Again, excuse the segue, but I want to provide examples before talking about Mass Effect's rights and wrongs. The Walking Dead game by Telltale, easily my Game of the Year thus far, has very interesting and engaging (and in some cases, shocking) decisions that make me feel as though I'm changing dynamically along with the character. My connection with the characters is so strong, I end up actually feeling emotions (you know, those things good stories make you feel?) and reacting with them. In that game, I've killed characters in a murderous rage, only to pull back and realise what a monster I've become. I've witnessed the loss of loved ones, and made choices that I would never make in my first playthrough of other games, because I want to be "all good" or get the "best ending".
Sometimes, we're left with unfair decisions (such is life) with no clear right or wrong answer. Heavy Rain made me stop and ponder many times, which is often the mark of a good story. Dragon Age: Origins offered us more than the typical binary "this or that" scenarios with which we are so often stuck. For example, the decision of who is made ruler has an eclectic myriad of outcomes. At first, we can see the primary binary choice: Alistair or Arnora. However, other candidates and combinations come into consideration as a consequence of previous actions. You could arrange for a political marriage betwixt the two, or even marry Arnora (or Al, if you're a gal). But what else? Well, the outcome differs dependent upon whether you spared or saved a certain person, won a certain debate, the different sacrifices you made, and even your origin story. If only Mass Effect could do that much!

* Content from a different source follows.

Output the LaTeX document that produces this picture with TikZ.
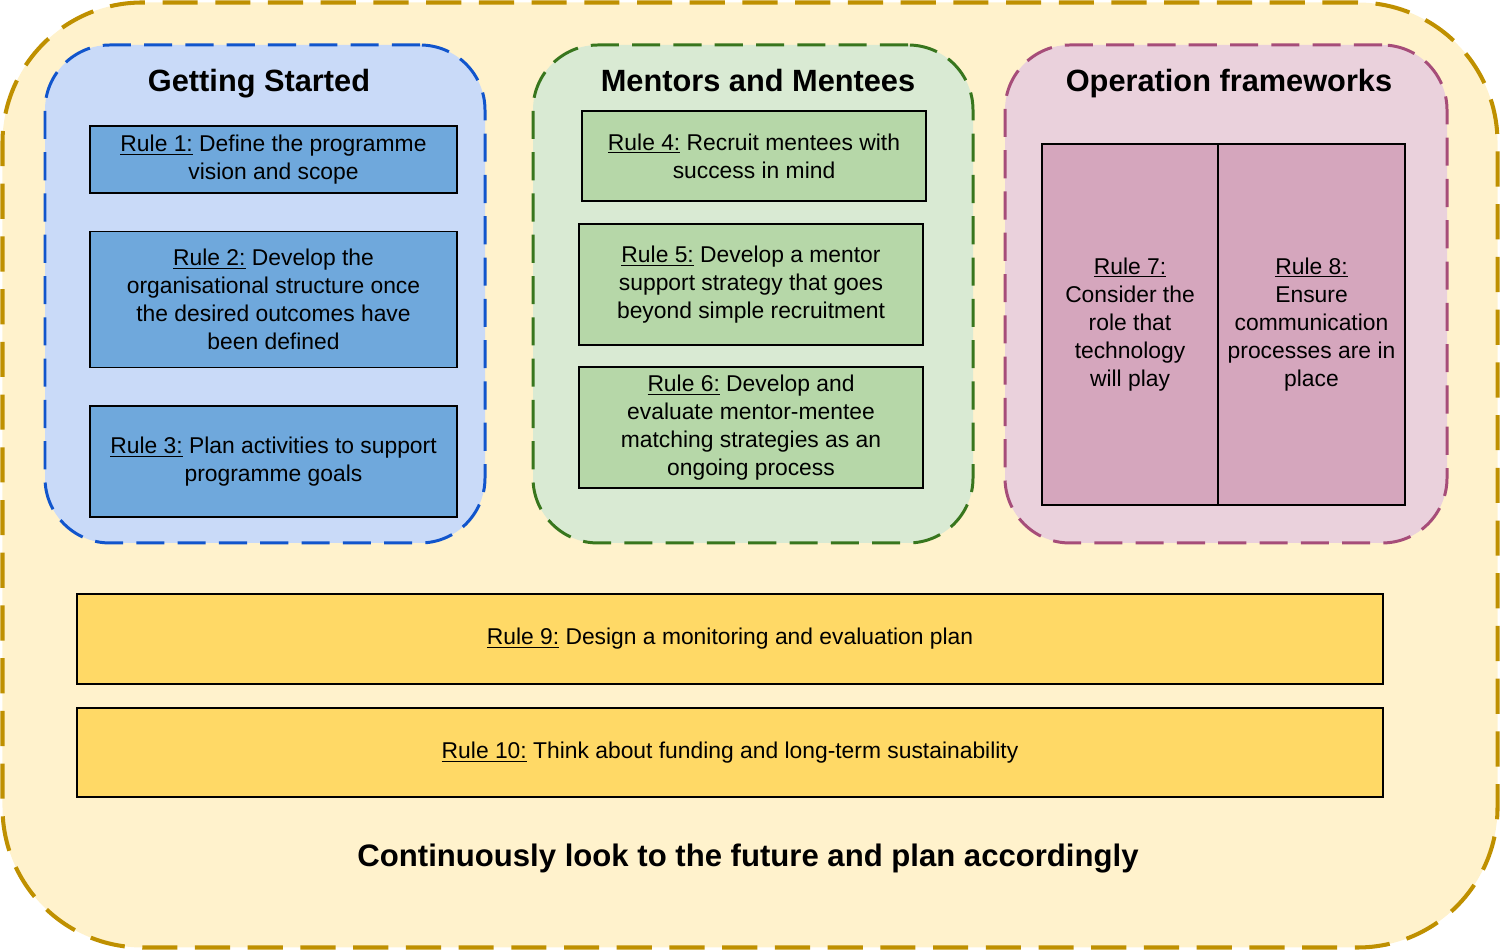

So, did the Mass Effect trilogy have any such decisions? Yes, quite a few actually. I've already talked about the Tuchanka chunk of the game, and how great it is, so I'll just say that it was one of those rare times in gaming where I stopped, thought about my decision, changed my mind, and felt guilty. Ditto for the Rannoch: Admiral Koris mission. I was so caught up in doing what I felt was right, I ended up making an idealistic (and in hindsight, foolish) decision that cost lives. I was so immersed in the experience, I was unable to let the non-combatants die and see the big picture.
These moments are what made the game great for me. It still baffles me that anyone ever chose Action mode....
Renegon In Retrospect
In the end, I liked seeing a lot of our choices our choices segregated from the binary Paragade system. I would have liked to see more of a grey area in the roleplaying, but it could have been much worse. However, I keep drawing comparisons to inFamous. In that game, I made the good guy decisions even when I didn't think it was right, simply because I wanted to keep Cole blue and not red.
When I made those Paragon decisions in the Mass Effect trilogy, did I make them because they were the right decisions... or because I subconsciously hate the colour red?
Everything I know is a lie. My mind is now blown.